É a vibração deles mesmos que o conduzem. Opção escolhida, opção aceita. Somente o olhar de Luciano Pavarotti, em Pietà, Signore, de Alessandro Stradella, em Montreal, Canadá, nos idos de 1978, pode retratar, em vibrações sutis, a realidade dos fatos, em outro lado, feita pela súplica derramada. A música é uma ária sustentada pelo movimento Andantino, inicia-se em piano, aumentando, diminuindo, aumentando, diminuindo em pianíssimo.

As ordens augustas, no Epigrama n˚ 4, descem dos céus e o mar obedece ao ritual eterno de chamar a onda para o centro.

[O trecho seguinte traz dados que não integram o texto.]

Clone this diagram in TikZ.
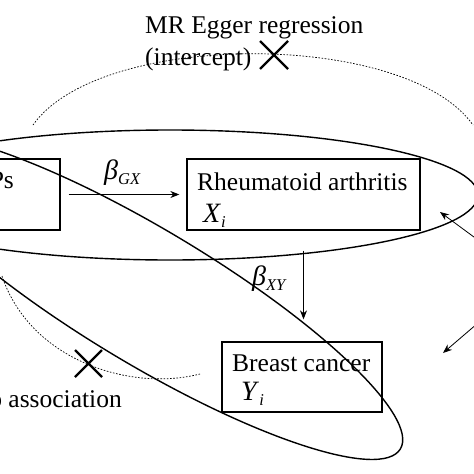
\documentclass[tikz,border=0pt]{standalone}
\usepackage{fontspec}
\setmainfont{Liberation Serif}
\usetikzlibrary{arrows.meta}
\newcommand{\mysub}[2]{{\fontsize{28}{30}\selectfont\textit{#1}}\raisebox{-0.2em}{\fontsize{16.5}{16}\selectfont\textit{#2}}}
\begin{document}
\begin{tikzpicture}[x=1pt,y=-1pt,
  every node/.style={font=\fontsize{25.5}{30}\selectfont, inner sep=0pt},
  boxnode/.style={draw, line width=1.3pt, rectangle},
  arr/.style={-{Stealth[length=9pt,width=7pt]}, line width=0.8pt},
  ringline/.style={line width=1.4pt},
  dotline/.style={line width=0.7pt, dash pattern=on 1.6pt off 1.6pt},
  xmark/.style={line width=2.2pt}]
\useasboundingbox (0,0) rectangle (474,474);
\clip (0,0) rectangle (474,474);

% boxes
\node[boxnode, minimum width=160pt, minimum height=71pt] (snp) at (-20,194.5) {};
\node[boxnode, minimum width=233pt, minimum height=71pt] (ra) at (303.5,194.5) {};
\node[boxnode, minimum width=160pt, minimum height=70pt] (bc) at (302,377) {};

% texts
\node[anchor=base west] (snpt) at (-43,188) {SNPs};
\node[anchor=base west] (rat) at (197,190) {Rheumatoid arthritis};
\node[anchor=base west] (rax) at (203,222) {\mysub{X}{i}};
\node[anchor=base west] (bct) at (232,371) {Breast cancer};
\node[anchor=base west] (bcy) at (241,400) {\mysub{Y}{i}};
\node[anchor=base east] (noa) at (122,407) {No association};
\node[anchor=base west] (mr) at (145,33) {MR Egger regression};
\node[anchor=base west] (icp) at (145,65) {(intercept)};
\node[anchor=base west] (bgx) at (104,179) {\mysub{β}{GX}};
\node[anchor=base west] (bxy) at (252,285) {\mysub{β}{XY}};

% ellipses
\draw[ringline] (170,195) ellipse [x radius=308pt, y radius=65pt];
\draw[ringline, rotate around={-31:(147.5,297)}] (147.5,297) ellipse [x radius=295pt, y radius=67pt];

% arrows
\draw[arr] ([xshift=8pt]snp.east) -- ([xshift=-7pt]ra.west);
\draw[arr] ([yshift=-20pt]ra.south) -- ([yshift=22pt]ra.south |- bc.north);
\coordinate (r1s) at (478,240);
\coordinate (r1e) at (440,212);
\coordinate (r2s) at (478,323);
\coordinate (r2e) at (443,353);
\draw[arr] (r1s) -- (r1e);
\draw[arr] (r2s) -- (r2e);

% dotted arcs
\coordinate (t1) at (33,125);
\coordinate (t2) at (473,125);
\draw[dotline] (t1) .. controls (100,30) and (406,30) .. (t2);
\coordinate (b1) at (2,276);
\coordinate (b2) at (200,374);
\draw[dotline] (b1) .. controls (30,360) and (130,392) .. (b2);

% crosses
\draw[xmark] (260,41) -- (288,69) (260,69) -- (288,41);
\draw[xmark] (75,350) -- (102,377) (75,377) -- (102,350);
\end{tikzpicture}
\end{document}
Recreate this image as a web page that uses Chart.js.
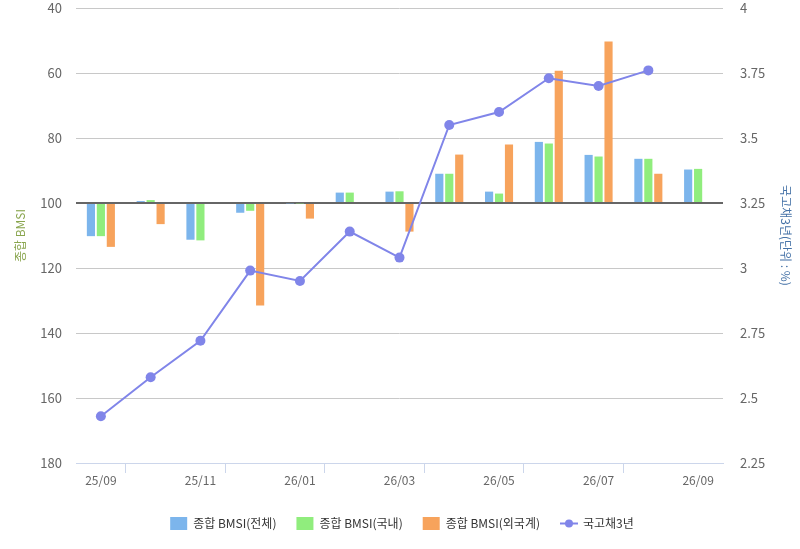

Temos os nossos sonhos dentro da realidade tangível e ainda na realidade que os sonhos aparecem dentro dos sonos. Nessa dimensão multidimensional onde a existência do ser profundo, que todos nós somos, vive em liberdade, longe dos liames que o fazem ficar retidos pelos desencantos que, na verdade, isto não lhes pertence.

Essa bagagem, que é um peso, mala sem alça, pertence sim à personalidade, ao ego, em trânsito para a transcendência. Os encantos e as blandícias do paraíso fazem despertar nele o que ele é, na realidade e por excelência, descobrindo assim o estado do ser.

Enquanto isso, a manada entorpecida segue aos tropeços em caminhadas pelo sono letárgico e embriagador e irá despertar, em mundos da mesma vibração em que estão, somente quando o panorama íntimo for outro. O olhar de Pavarotti conta o enredo e a voz dele apenas o pensamento de Stradella: Pietà, Signore.